Apparently Nelly had been summoned back to Wuthering Heights when Heathcliff decided he didn’t want to look at Catherine any more, and Catherine felt bad that she’d laughed at Hareton so much that she started leaving books around the house as bait in an attempt to get him to read again. Finally they became friends. Nelly can’t wait for them to get hitched, because that’s how these things always work out, apparently.
In their budding love, Hareton and Catherine destroyed Joseph’s currant trees and put up a flowerbed instead. One assumes Joseph was angry about this, but no one can understand him anyway. I think he blames Nelly for it. When Heathcliff started shouting at Catherine for daring to do things with property that wasn’t hers, she threatened to have Hareton beat him up. This threat doesn’t really work out for her, but she vows to turn Hareton against Heathcliff anyway.
Nelly watched Hareton and Catherine sit by the fire, young and in love, and remarked that they have the exact same eyes. (Well, they are cousins. A bit of incest will do that.) Heathcliff also noticed their similarities and it unnerved him. He sensed a change was coming, as though he were getting closer to a welcome death.

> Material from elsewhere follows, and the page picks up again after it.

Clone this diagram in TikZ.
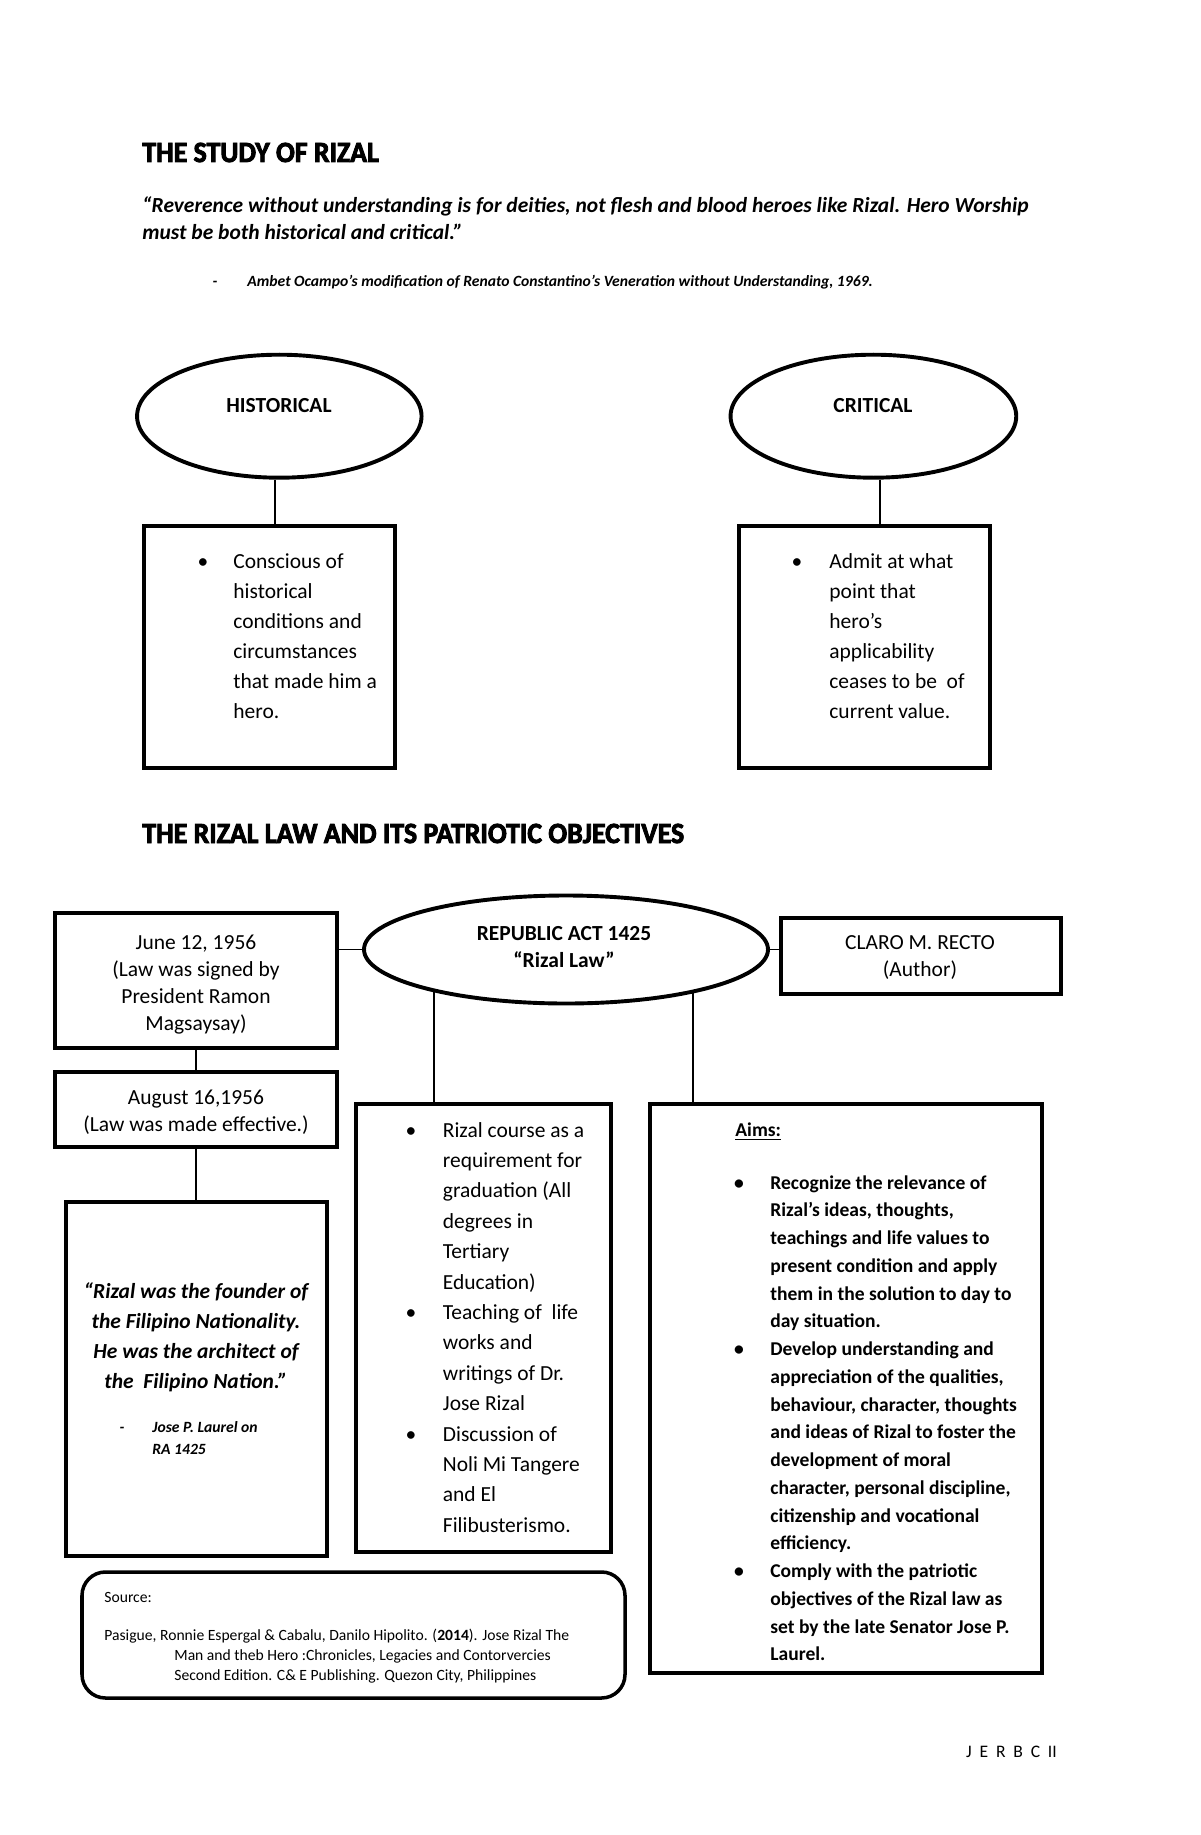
\documentclass[tikz,border=0pt]{standalone}
\usepackage{fontspec}
\setmainfont{Carlito}
\newfontfamily\titlefont[FakeBold=3,FakeStretch=0.95]{Carlito}
\usetikzlibrary{shapes.geometric,fit}
\def\pxu{0.5119pt}
\begin{document}
\begin{tikzpicture}[x=0.5119pt,y=-0.5119pt,
  box/.style={draw, line width=2.1pt, inner sep=0pt, rectangle},
  oval/.style={draw, ellipse, line width=2pt, inner sep=0pt},
  conn/.style={line width=1pt},
  ln/.style={inner sep=0pt, anchor=base west},
  lnc/.style={inner sep=0pt, anchor=base},
  body/.style={font=\fontsize{11}{13}\selectfont},
  bodyb/.style={font=\bfseries\fontsize{11}{13}\selectfont},
  aimsf/.style={font=\bfseries\fontsize{10}{12}\selectfont},
  qf/.style={font=\bfseries\itshape\fontsize{11}{13}\selectfont},
  smallq/.style={font=\bfseries\itshape\fontsize{8}{10}\selectfont},
  srcf/.style={font=\fontsize{8}{10}\selectfont},
  ttl/.style={font=\titlefont\bfseries\fontsize{15}{17}\selectfont}
]
\useasboundingbox[fill=white] (0,0) rectangle (1200,1835);

% ---------- Title and quote ----------
\node[ln,ttl] (t1) at (142,162) {THE STUDY OF RIZAL};
\node[ln,qf] (q1) at (142,212) {“Reverence without understanding is for deities, not flesh and blood heroes like Rizal. Hero Worship};
\node[ln,qf] (q2) at (142,239) {must be both historical and critical.”};
\node[lnc,smallq] (qd) at (215,286) {-};
\node[ln,smallq] (qa) at (247,286) {Ambet Ocampo’s modification of Renato Constantino’s Veneration without Understanding, 1969.};

% ---------- Historical / Critical ----------
\node[oval, minimum width=284.5*\pxu, minimum height=123*\pxu] (hist) at (279.3,416.2) {};
\node[oval, minimum width=285.7*\pxu, minimum height=123*\pxu] (crit) at (873.4,416.2) {};
\node[lnc,bodyb] (histl) at (279,412) {HISTORICAL};
\node[lnc,bodyb] (critl) at (873,412) {CRITICAL};
\node[box, fit={(144,526) (395,768)}] (hbox) {};
\node[box, fit={(739,526) (990,768)}] (cbox) {};
\draw[conn] ([xshift=-2pt]hist.south) -- ([xshift=-2pt]hist.south |- hbox.north);
\draw[conn] ([xshift=3.6pt]crit.south) -- ([xshift=3.6pt]crit.south |- cbox.north);

\node[lnc,body] (hb) at (203,568) {\textbullet};
\foreach \t [count=\i] in {{Conscious of},{historical},{conditions and},{circumstances},{that made him a},{hero.}}
  \node[ln,body] (hl\i) at (233,{568+30*(\i-1)}) {\t};
\node[lnc,body] (cb) at (797,568) {\textbullet};
\foreach \t [count=\i] in {{Admit at what},{point that},{hero’s},{applicability},{ceases to be\ \ of},{current value.}}
  \node[ln,body] (cl\i) at (829,{568+30*(\i-1)}) {\t};

% ---------- Rizal Law ----------
\node[ln,ttl] (t2) at (142,843) {THE RIZAL LAW AND ITS PATRIOTIC OBJECTIVES};

\node[box, fit={(55,913) (337,1048)}] (june) {};
\foreach \t [count=\i] in {{June 12, 1956},{(Law was signed by},{President Ramon},{Magsaysay)}}
  \node[lnc,body] (jl\i) at (196,{949+27*(\i-1)}) {\t};

\node[oval, minimum width=404*\pxu, minimum height=108*\pxu] (rep) at (566,949.5) {};
\node[lnc,bodyb] (rl1) at (564,940) {REPUBLIC ACT 1425};
\node[lnc,bodyb] (rl2) at (564,967) {“Rizal Law”};

\node[box, fit={(781,918) (1061,994)}] (claro) {};
\node[lnc,body] (cr1) at (920,949) {CLARO M. RECTO};
\node[lnc,body] (cr2) at (920,976) {(Author)};

\node[box, fit={(55,1072) (337,1147)}] (aug) {};
\node[lnc,body] (al1) at (196,1104) {August 16,1956};
\node[lnc,body] (al2) at (196,1131) {(Law was made effective.)};

\node[box, fit={(66,1202) (327,1556)}] (quote) {};
\foreach \t [count=\i] in {{“Rizal was the founder of},{the Filipino Nationality.},{He was the architect of},{the\ \ Filipino Nation.”}}
  \node[lnc,qf] (ql\i) at (196,{1298+30*(\i-1)}) {\t};
\node[lnc,smallq] (qld) at (122,1432) {-};
\node[ln,smallq] (qla1) at (152,1432) {Jose P. Laurel on};
\node[ln,smallq] (qla2) at (152,1454) {RA 1425};

\node[box, fit={(356,1104) (611,1552)}] (mid) {};
\foreach \k in {1,7,11}
  \node[lnc,body] (mb\k) at (411,{1137+30.4*(\k-1)}) {\textbullet};
\foreach \t [count=\i] in {{Rizal course as a},{requirement for},{graduation (All},{degrees in},{Tertiary},{Education)},{Teaching of\ \ life},{works and},{writings of Dr.},{Jose Rizal},{Discussion of},{Noli Mi Tangere},{and El},{Filibusterismo.}}
  \node[ln,body] (ml\i) at (442.5,{1137+30.4*(\i-1)}) {\t};

\node[box, fit={(650,1104) (1042,1673)}] (aims) {};
\node[ln,aimsf] (aimsh) at (735,1136) {\underline{Aims:}};
\foreach \k in {1,7,15}
  \node[lnc,aimsf] (ab\k) at (739,{1189+27.75*(\k-1)}) {\textbullet};
\foreach \t [count=\i] in {{Recognize the relevance of},{Rizal’s ideas, thoughts,},{teachings and life values to},{present condition and apply},{them in the solution to day to},{day situation.},{Develop understanding and},{appreciation of the qualities,},{behaviour, character, thoughts},{and ideas of Rizal to foster the},{development of moral},{character, personal discipline,},{citizenship and vocational},{efficiency.},{Comply with the patriotic},{objectives of the Rizal law as},{set by the late Senator Jose P.},{Laurel.}}
  \node[ln,aimsf] (alx\i) at (770,{1189+27.75*(\i-1)}) {\t};

\draw[conn] (june.east |- rep.west) -- (rep.west);
\draw[conn] (rep.east) -- (rep.east -| claro.west);
\draw[conn] (june.south) -- (aug.north);
\draw[conn] (aug.south) -- (aug.south |- quote.north);
\draw[conn] (rep.198) -- (rep.198 |- mid.north);
\draw[conn] (rep.341) -- (rep.341 |- aims.north);

% ---------- Source ----------
\node[box, rounded corners=12pt, line width=1.8pt, fit={(82,1572) (625,1698)}] (src) {};
\node[ln,srcf] (s0) at (104,1602) {Source:};
\node[ln,srcf] (s1) at (104,1640.5) {Pasigue, Ronnie Espergal \& Cabalu, Danilo Hipolito. (\textbf{2014}). Jose Rizal The};
\node[ln,srcf] (s2) at (174,1660.4) {Man and theb Hero :Chronicles, Legacies and Contorvercies};
\node[ln,srcf] (s3) at (174,1680.3) {Second Edition. C\& E Publishing. Quezon City, Philippines};

\node[lnc,font=\fontsize{9}{11}\selectfont] (jer) at (1011.5,1757.5) {J\hspace{4pt}E\hspace{4pt}R\hspace{4pt}B\hspace{4pt}C\hspace{4pt}II};
\end{tikzpicture}
\end{document}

Some time later, he went wandering in the garden, sleepwalking and fasting, and staring at the wall a good percentage of the time. He then informed Nelly exactly how his funeral and burial should go, and died sitting by the open window, letting all the rain in. Nelly didn’t find him until the next morning, when rigor mortis set in and she couldn’t close his eyes or stop his teeth-baring smirk. Way to be creepy even when you’re dead, Heathcliff. They bury him as asked, presumably in hopes that he won’t haunt them too. (According to the locals, no such luck – his ghost apparently roams the countryside.)
As our story closes, Hareton and Catherine decide (understandably) to move to Thrushcross Grange and leave only a couple of maintenance people at Wuthering Heights, effectively abandoning it to the ghosts. One assumes that Lockwood is probably better off renting a different place entirely.